[Records from a collection]

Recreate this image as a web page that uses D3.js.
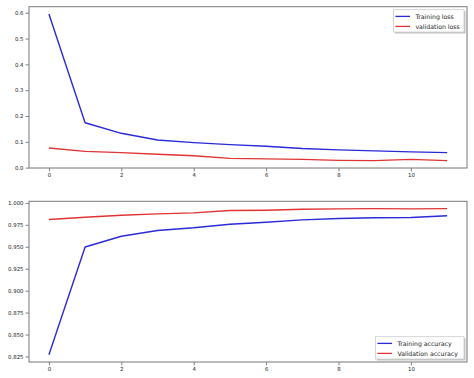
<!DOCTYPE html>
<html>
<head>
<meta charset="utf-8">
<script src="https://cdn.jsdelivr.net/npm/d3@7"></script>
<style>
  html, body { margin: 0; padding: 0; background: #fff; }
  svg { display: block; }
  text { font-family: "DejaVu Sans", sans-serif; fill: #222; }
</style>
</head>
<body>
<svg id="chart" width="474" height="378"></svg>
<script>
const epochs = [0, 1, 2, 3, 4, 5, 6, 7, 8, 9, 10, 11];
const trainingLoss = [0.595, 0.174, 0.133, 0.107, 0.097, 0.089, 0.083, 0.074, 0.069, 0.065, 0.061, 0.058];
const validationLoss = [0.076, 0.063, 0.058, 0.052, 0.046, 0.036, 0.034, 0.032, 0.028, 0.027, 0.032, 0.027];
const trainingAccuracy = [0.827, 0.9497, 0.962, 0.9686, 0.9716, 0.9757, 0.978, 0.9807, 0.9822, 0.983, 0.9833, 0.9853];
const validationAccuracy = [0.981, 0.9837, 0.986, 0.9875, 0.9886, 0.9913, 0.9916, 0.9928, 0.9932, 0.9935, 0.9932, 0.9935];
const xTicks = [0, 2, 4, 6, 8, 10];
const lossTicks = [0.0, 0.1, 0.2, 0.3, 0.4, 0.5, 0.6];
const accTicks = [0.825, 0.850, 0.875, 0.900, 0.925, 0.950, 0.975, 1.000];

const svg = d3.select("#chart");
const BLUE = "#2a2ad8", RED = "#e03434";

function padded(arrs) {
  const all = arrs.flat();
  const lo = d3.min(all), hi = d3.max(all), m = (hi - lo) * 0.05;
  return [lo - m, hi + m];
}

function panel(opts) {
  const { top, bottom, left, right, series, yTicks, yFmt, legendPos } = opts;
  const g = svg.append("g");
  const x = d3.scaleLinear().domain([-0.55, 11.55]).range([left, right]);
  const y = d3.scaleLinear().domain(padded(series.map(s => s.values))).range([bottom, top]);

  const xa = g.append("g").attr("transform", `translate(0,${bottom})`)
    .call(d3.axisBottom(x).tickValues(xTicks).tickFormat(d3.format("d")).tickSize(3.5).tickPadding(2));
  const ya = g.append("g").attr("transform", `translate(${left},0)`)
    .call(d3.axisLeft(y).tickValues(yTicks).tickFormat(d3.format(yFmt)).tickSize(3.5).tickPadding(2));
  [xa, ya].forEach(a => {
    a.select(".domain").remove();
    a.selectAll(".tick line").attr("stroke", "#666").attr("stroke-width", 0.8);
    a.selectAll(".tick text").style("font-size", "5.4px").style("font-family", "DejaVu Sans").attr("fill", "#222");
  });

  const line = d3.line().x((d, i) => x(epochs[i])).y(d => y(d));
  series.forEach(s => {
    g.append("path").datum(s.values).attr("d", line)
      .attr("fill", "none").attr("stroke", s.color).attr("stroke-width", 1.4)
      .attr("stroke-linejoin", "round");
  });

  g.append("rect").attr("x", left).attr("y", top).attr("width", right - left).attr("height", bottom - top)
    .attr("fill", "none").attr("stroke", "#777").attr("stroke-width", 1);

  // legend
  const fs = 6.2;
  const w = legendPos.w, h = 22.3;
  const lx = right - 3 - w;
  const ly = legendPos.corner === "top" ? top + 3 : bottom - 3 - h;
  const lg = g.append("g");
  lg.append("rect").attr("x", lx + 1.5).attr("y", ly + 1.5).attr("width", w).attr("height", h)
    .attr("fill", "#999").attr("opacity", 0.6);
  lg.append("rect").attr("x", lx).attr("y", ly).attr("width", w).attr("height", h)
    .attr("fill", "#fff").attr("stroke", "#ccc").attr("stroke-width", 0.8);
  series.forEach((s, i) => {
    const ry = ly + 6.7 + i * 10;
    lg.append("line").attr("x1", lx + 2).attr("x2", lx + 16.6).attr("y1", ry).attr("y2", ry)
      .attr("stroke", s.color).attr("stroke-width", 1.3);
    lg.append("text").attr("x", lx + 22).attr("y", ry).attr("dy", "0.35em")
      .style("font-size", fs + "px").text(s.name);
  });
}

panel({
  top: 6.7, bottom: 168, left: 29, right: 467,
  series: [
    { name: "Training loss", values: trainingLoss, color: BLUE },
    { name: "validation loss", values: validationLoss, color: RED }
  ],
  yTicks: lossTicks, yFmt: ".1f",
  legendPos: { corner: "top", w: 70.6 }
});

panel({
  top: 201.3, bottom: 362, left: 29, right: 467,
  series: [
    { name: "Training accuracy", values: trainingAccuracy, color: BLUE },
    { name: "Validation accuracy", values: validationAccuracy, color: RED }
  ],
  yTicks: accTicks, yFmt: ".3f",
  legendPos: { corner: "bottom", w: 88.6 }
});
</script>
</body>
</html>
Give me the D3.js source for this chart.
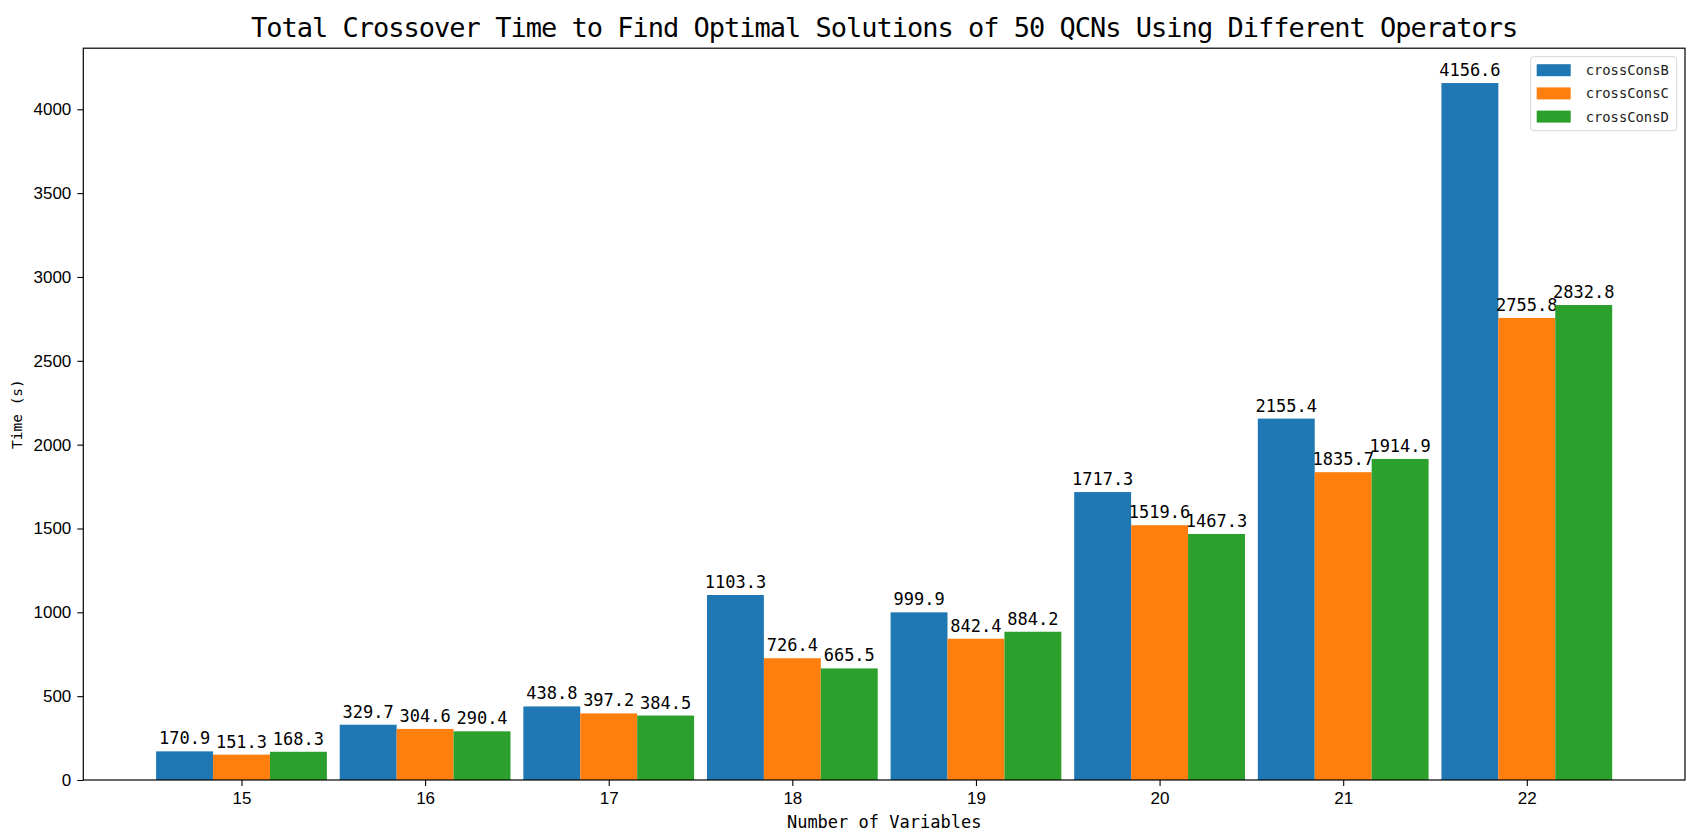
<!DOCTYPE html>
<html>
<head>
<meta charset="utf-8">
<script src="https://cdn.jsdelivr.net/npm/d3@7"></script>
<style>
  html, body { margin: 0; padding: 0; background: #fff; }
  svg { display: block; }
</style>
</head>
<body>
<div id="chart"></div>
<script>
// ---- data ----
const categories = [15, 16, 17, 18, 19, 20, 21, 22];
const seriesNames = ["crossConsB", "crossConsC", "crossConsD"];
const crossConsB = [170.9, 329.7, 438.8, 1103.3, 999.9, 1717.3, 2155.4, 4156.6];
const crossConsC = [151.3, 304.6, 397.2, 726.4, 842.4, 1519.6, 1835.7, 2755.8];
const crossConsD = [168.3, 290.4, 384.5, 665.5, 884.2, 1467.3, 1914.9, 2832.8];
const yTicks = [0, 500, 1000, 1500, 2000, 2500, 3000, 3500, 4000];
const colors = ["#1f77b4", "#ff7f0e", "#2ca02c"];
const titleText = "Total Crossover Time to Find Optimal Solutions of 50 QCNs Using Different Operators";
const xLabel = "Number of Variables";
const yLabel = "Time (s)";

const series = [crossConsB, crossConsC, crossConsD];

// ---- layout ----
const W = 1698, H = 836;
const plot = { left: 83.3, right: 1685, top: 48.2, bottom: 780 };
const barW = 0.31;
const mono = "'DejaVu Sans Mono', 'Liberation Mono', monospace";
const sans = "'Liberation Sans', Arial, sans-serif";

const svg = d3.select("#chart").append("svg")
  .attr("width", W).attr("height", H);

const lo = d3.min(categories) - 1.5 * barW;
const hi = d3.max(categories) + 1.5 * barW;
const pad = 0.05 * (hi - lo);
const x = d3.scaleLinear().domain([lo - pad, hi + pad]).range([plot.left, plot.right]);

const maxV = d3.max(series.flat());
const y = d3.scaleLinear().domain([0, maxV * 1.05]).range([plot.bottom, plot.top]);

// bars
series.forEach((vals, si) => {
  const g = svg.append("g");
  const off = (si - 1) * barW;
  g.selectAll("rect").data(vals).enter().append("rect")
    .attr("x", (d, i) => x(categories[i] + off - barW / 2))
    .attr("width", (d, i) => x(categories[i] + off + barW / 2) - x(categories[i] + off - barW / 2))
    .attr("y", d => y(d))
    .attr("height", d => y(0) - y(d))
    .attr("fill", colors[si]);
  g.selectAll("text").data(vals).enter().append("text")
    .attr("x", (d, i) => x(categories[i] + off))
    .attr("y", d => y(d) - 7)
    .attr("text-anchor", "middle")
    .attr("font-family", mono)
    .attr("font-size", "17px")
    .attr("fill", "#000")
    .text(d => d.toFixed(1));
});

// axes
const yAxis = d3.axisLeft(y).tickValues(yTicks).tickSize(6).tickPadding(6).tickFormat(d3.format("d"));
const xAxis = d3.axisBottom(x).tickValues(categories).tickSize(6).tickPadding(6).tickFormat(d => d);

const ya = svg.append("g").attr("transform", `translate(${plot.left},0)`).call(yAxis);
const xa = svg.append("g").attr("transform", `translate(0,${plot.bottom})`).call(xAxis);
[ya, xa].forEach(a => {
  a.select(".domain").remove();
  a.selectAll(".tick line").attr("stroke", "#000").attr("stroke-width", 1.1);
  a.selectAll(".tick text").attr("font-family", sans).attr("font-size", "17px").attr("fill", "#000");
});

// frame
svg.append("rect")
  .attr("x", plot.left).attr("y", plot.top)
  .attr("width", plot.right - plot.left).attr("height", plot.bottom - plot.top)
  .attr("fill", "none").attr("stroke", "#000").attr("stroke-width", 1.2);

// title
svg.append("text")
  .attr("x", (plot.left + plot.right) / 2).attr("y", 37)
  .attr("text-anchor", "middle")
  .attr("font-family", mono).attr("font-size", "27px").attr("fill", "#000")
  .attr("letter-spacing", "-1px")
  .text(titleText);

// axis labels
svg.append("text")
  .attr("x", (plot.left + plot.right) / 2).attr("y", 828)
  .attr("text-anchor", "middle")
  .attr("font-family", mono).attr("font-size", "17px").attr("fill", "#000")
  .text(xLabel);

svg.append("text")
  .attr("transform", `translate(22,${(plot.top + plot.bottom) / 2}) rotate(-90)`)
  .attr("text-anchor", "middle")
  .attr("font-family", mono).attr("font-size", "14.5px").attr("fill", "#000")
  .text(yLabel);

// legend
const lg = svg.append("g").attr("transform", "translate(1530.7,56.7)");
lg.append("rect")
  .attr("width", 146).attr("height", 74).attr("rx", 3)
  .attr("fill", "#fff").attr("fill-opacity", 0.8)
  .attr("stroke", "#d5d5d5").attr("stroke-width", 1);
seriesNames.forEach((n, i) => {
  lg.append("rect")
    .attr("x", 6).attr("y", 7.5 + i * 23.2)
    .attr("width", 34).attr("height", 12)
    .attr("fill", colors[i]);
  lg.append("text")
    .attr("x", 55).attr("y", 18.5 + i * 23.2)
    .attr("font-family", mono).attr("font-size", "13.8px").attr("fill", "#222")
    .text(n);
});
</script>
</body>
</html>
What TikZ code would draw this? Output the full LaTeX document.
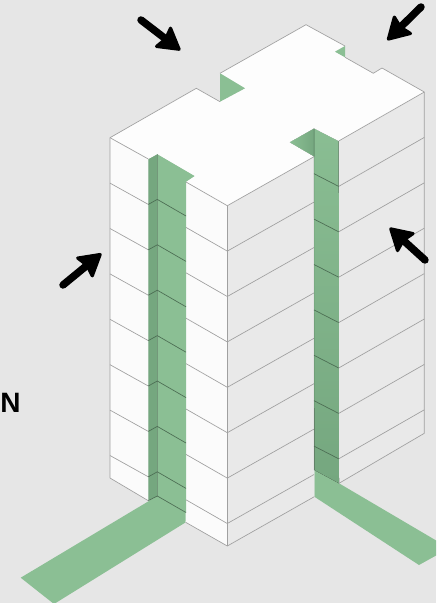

EXERCISE BRIEF: All lines from the start of the entries through the one with "0.950, 0.975, 1.000];" are to be output exactly; omit the pictures.

RESULT OF THE TASK:
Recreate this image as a web page that uses D3.js.
<!DOCTYPE html>
<html>
<head>
<meta charset="utf-8">
<script src="https://cdn.jsdelivr.net/npm/d3@7"></script>
<style>
  html, body { margin: 0; padding: 0; background: #fff; }
  svg { display: block; }
  text { font-family: "DejaVu Sans", sans-serif; fill: #222; }
</style>
</head>
<body>
<svg id="chart" width="474" height="378"></svg>
<script>
const epochs = [0, 1, 2, 3, 4, 5, 6, 7, 8, 9, 10, 11];
const trainingLoss = [0.595, 0.174, 0.133, 0.107, 0.097, 0.089, 0.083, 0.074, 0.069, 0.065, 0.061, 0.058];
const validationLoss = [0.076, 0.063, 0.058, 0.052, 0.046, 0.036, 0.034, 0.032, 0.028, 0.027, 0.032, 0.027];
const trainingAccuracy = [0.827, 0.9497, 0.962, 0.9686, 0.9716, 0.9757, 0.978, 0.9807, 0.9822, 0.983, 0.9833, 0.9853];
const validationAccuracy = [0.981, 0.9837, 0.986, 0.9875, 0.9886, 0.9913, 0.9916, 0.9928, 0.9932, 0.9935, 0.9932, 0.9935];
const xTicks = [0, 2, 4, 6, 8, 10];
const lossTicks = [0.0, 0.1, 0.2, 0.3, 0.4, 0.5, 0.6];
const accTicks = [0.825, 0.850, 0.875, 0.900, 0.925, 0.950, 0.975, 1.000];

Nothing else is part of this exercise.